=== TASK ===
Output every line exactly as written. Leave out pictures.

=== SUPPLIED MATERIAL ===
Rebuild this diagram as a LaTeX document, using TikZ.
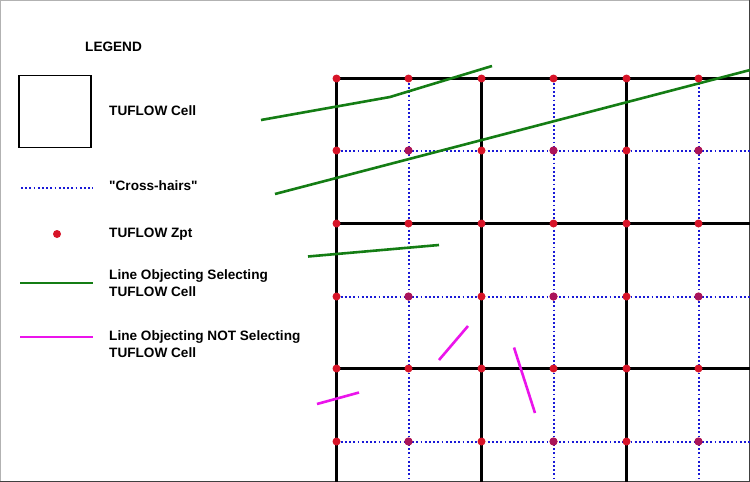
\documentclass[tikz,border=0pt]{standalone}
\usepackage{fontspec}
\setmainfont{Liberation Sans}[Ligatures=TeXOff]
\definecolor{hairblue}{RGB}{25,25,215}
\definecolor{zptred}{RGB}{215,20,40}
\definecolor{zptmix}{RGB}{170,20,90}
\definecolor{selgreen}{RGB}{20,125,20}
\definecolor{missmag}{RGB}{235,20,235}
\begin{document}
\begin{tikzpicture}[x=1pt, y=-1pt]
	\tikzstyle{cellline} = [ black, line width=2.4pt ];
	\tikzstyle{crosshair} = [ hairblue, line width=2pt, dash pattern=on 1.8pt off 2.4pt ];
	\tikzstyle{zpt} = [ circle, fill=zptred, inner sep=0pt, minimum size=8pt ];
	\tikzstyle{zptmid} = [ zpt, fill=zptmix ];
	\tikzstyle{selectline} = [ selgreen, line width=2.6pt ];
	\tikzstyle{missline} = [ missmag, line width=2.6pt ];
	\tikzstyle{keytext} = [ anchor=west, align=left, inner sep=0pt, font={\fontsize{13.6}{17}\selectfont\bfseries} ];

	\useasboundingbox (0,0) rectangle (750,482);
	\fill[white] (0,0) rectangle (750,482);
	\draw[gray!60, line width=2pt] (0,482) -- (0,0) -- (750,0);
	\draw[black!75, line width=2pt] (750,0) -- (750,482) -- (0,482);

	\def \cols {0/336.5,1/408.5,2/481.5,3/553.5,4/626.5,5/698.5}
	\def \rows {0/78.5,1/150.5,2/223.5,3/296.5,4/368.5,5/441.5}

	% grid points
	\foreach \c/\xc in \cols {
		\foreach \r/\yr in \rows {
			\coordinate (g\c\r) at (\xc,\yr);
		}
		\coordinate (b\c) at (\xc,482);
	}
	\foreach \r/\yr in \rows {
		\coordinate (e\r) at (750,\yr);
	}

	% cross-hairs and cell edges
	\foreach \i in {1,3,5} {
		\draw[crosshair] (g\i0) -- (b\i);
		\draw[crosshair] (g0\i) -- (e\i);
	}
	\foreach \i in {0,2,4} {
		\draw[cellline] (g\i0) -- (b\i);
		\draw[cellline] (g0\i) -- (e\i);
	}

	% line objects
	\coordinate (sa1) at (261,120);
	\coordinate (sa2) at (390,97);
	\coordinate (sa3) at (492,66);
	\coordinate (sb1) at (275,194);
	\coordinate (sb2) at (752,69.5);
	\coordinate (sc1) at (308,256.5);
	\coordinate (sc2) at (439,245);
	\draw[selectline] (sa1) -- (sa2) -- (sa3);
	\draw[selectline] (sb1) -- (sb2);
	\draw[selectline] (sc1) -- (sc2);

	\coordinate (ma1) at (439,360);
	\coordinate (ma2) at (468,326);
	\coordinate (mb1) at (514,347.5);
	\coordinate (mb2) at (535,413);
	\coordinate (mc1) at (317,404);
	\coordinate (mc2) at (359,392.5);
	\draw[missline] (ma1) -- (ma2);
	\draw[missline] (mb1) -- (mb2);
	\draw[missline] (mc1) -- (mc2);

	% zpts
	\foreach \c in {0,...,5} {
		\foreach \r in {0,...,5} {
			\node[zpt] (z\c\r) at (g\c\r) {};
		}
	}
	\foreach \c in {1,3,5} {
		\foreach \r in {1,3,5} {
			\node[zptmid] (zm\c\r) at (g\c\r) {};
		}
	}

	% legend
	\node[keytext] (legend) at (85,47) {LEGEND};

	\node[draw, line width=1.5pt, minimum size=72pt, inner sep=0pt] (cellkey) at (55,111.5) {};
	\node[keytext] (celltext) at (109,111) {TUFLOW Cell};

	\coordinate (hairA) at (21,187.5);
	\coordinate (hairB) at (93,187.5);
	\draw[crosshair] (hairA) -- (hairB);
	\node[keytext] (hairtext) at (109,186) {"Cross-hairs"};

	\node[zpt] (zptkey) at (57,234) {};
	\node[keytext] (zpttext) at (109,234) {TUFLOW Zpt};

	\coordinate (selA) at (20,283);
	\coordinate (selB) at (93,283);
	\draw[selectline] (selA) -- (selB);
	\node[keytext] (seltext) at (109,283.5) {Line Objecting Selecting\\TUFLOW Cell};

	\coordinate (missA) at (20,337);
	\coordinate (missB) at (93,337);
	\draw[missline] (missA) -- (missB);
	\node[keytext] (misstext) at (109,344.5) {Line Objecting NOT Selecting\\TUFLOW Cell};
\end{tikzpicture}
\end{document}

=== FINISHED ANSWER ===
Rebuild this diagram as a LaTeX document, using TikZ.
\documentclass[tikz,border=0pt]{standalone}
\usepackage{fontspec}
\setmainfont{Liberation Sans}[Ligatures=TeXOff]
\definecolor{hairblue}{RGB}{25,25,215}
\definecolor{zptred}{RGB}{215,20,40}
\definecolor{zptmix}{RGB}{170,20,90}
\definecolor{selgreen}{RGB}{20,125,20}
\definecolor{missmag}{RGB}{235,20,235}
\begin{document}
\begin{tikzpicture}[x=1pt, y=-1pt]
	\tikzstyle{cellline} = [ black, line width=2.4pt ];
	\tikzstyle{crosshair} = [ hairblue, line width=2pt, dash pattern=on 1.8pt off 2.4pt ];
	\tikzstyle{zpt} = [ circle, fill=zptred, inner sep=0pt, minimum size=8pt ];
	\tikzstyle{zptmid} = [ zpt, fill=zptmix ];
	\tikzstyle{selectline} = [ selgreen, line width=2.6pt ];
	\tikzstyle{missline} = [ missmag, line width=2.6pt ];
	\tikzstyle{keytext} = [ anchor=west, align=left, inner sep=0pt, font={\fontsize{13.6}{17}\selectfont\bfseries} ];

	\useasboundingbox (0,0) rectangle (750,482);
	\fill[white] (0,0) rectangle (750,482);
	\draw[gray!60, line width=2pt] (0,482) -- (0,0) -- (750,0);
	\draw[black!75, line width=2pt] (750,0) -- (750,482) -- (0,482);

	\def \cols {0/336.5,1/408.5,2/481.5,3/553.5,4/626.5,5/698.5}
	\def \rows {0/78.5,1/150.5,2/223.5,3/296.5,4/368.5,5/441.5}

	% grid points
	\foreach \c/\xc in \cols {
		\foreach \r/\yr in \rows {
			\coordinate (g\c\r) at (\xc,\yr);
		}
		\coordinate (b\c) at (\xc,482);
	}
	\foreach \r/\yr in \rows {
		\coordinate (e\r) at (750,\yr);
	}

	% cross-hairs and cell edges
	\foreach \i in {1,3,5} {
		\draw[crosshair] (g\i0) -- (b\i);
		\draw[crosshair] (g0\i) -- (e\i);
	}
	\foreach \i in {0,2,4} {
		\draw[cellline] (g\i0) -- (b\i);
		\draw[cellline] (g0\i) -- (e\i);
	}

	% line objects
	\coordinate (sa1) at (261,120);
	\coordinate (sa2) at (390,97);
	\coordinate (sa3) at (492,66);
	\coordinate (sb1) at (275,194);
	\coordinate (sb2) at (752,69.5);
	\coordinate (sc1) at (308,256.5);
	\coordinate (sc2) at (439,245);
	\draw[selectline] (sa1) -- (sa2) -- (sa3);
	\draw[selectline] (sb1) -- (sb2);
	\draw[selectline] (sc1) -- (sc2);

	\coordinate (ma1) at (439,360);
	\coordinate (ma2) at (468,326);
	\coordinate (mb1) at (514,347.5);
	\coordinate (mb2) at (535,413);
	\coordinate (mc1) at (317,404);
	\coordinate (mc2) at (359,392.5);
	\draw[missline] (ma1) -- (ma2);
	\draw[missline] (mb1) -- (mb2);
	\draw[missline] (mc1) -- (mc2);

	% zpts
	\foreach \c in {0,...,5} {
		\foreach \r in {0,...,5} {
			\node[zpt] (z\c\r) at (g\c\r) {};
		}
	}
	\foreach \c in {1,3,5} {
		\foreach \r in {1,3,5} {
			\node[zptmid] (zm\c\r) at (g\c\r) {};
		}
	}

	% legend
	\node[keytext] (legend) at (85,47) {LEGEND};

	\node[draw, line width=1.5pt, minimum size=72pt, inner sep=0pt] (cellkey) at (55,111.5) {};
	\node[keytext] (celltext) at (109,111) {TUFLOW Cell};

	\coordinate (hairA) at (21,187.5);
	\coordinate (hairB) at (93,187.5);
	\draw[crosshair] (hairA) -- (hairB);
	\node[keytext] (hairtext) at (109,186) {"Cross-hairs"};

	\node[zpt] (zptkey) at (57,234) {};
	\node[keytext] (zpttext) at (109,234) {TUFLOW Zpt};

	\coordinate (selA) at (20,283);
	\coordinate (selB) at (93,283);
	\draw[selectline] (selA) -- (selB);
	\node[keytext] (seltext) at (109,283.5) {Line Objecting Selecting\\TUFLOW Cell};

	\coordinate (missA) at (20,337);
	\coordinate (missB) at (93,337);
	\draw[missline] (missA) -- (missB);
	\node[keytext] (misstext) at (109,344.5) {Line Objecting NOT Selecting\\TUFLOW Cell};
\end{tikzpicture}
\end{document}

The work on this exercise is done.